Editorial: Long Island is one of the nation's most affluent suburbs. With very high housing values and located by NYC, it would be not expected to be hit hard by the subprime crisis. But it has - and its roots lie in its racially segregated past.

1 minute read

November 6, 2008, 7:00 AM PST

By Irvin Dawid


"Long Island's two counties, Suffolk and Nassau, are first and fourth in the number of loans at risk of foreclosure in New York State. It was not supposed to be hit this hard, because of its affluence, highly desirable housing stock and relative lack of room to sprawl.' Its roots lie in its racially segregated development.

"Long Island now has two housing crises, an acute new one laid over a chronic old one. The old one is a severe shortage of housing for regular people, in a market pathologically skewed by racial segregation and not-in-my-backyard resistance to responsible development.

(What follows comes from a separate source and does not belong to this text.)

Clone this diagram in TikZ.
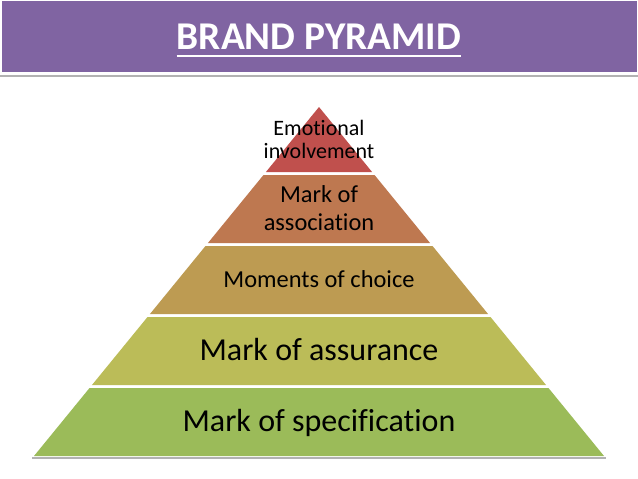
\documentclass[tikz,border=0pt]{standalone}
\usepackage{fontspec}
\setmainfont[Ligatures=NoCommon]{Carlito}
\usetikzlibrary{positioning}
\definecolor{bannerpurple}{RGB}{128,100,162}
\definecolor{layerred}{RGB}{192,80,77}
\definecolor{layerorange}{RGB}{190,120,80}
\definecolor{layertan}{RGB}{189,155,82}
\definecolor{layerolive}{RGB}{187,188,88}
\definecolor{layergreen}{RGB}{155,187,89}
\tikzset{layertext/.style = {text=black, align=center, anchor=base}}
\tikzset{shadowline/.style = {draw=black!30, line width=1.5pt}}
% edge of the pyramid: half width grows with y
\newcommand{\halfw}[1]{(#1-107)*0.8166}

\begin{document}
\begin{tikzpicture}[x=0.75pt, y=-0.75pt]

        \useasboundingbox [fill=white] (0,0) rectangle (638,478);

        % banner
        \fill [black!30] (0,3) rectangle (638,76.5);
        \fill [white] (0,0) rectangle (638,75);
        \fill [bannerpurple] (1.5,1.5) rectangle (636.5,72);
        \node [anchor=base, text=white, inner sep=0pt, font=\fontsize{29.5}{31}\selectfont\bfseries]
              (title) at (319,50) {BRAND PYRAMID};
        \draw [white, line width=2pt]
         ([yshift=-4.5pt]title.base west) -- ([yshift=-4.5pt]title.base east);

        % ground shadow
        \draw [shadowline] (32,458) -- (606,458);

        % layers
        \fill [layerred] (319,107) -- ({319+\halfw{172}},172) -- ({319-\halfw{172}},172) -- cycle;
        \foreach \ytop/\ybot/\col in {175/243/layerorange,
                                      246/314/layertan,
                                      317/385/layerolive,
                                      388/456/layergreen}
          \fill [\col] ({319-\halfw{\ytop}},\ytop) -- ({319+\halfw{\ytop}},\ytop)
                    -- ({319+\halfw{\ybot}},\ybot) -- ({319-\halfw{\ybot}},\ybot) -- cycle;

        % labels
        \node [layertext, font=\fontsize{16.5}{18}\selectfont] (emotional) at (319,135) {Emotional};
        \node [layertext, font=\fontsize{16.5}{18}\selectfont] (involvement) at (319,158) {involvement};
        \node [layertext, font=\fontsize{18.3}{20}\selectfont] (markof) at (319,202) {Mark of};
        \node [layertext, font=\fontsize{18.3}{20}\selectfont] (association) at (319,230) {association};
        \node [layertext, font=\fontsize{18.3}{20}\selectfont] (moments) at (319,287) {Moments of choice};
        \node [layertext, font=\fontsize{24}{26}\selectfont] (assurance) at (319,360) {Mark of assurance};
        \node [layertext, font=\fontsize{24}{26}\selectfont] (specification) at (319,431) {Mark of specification};

    \end{tikzpicture}
\end{document}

The island remains one of the most segregated suburbs in the country, designed from the days of its earliest tract homes to be a haven of white aspiration. For years, African-American homeowners were shunted to tightly bounded neighborhoods that became self-perpetuating pockets of poverty with severely underperforming school districts.

The disaster is particularly acute in black and Latino communities, where subprime loans were advertised heavily. The Empire Justice Center found that the three Suffolk communities with the highest foreclosure risk - Amityville, Brentwood and Central Islip - are home to a full 30 percent of the county's African-American homeowners. Nassau's three hardest-hit areas - Hempstead, Freeport and Elmont - are home to 42 percent of its black homeowners."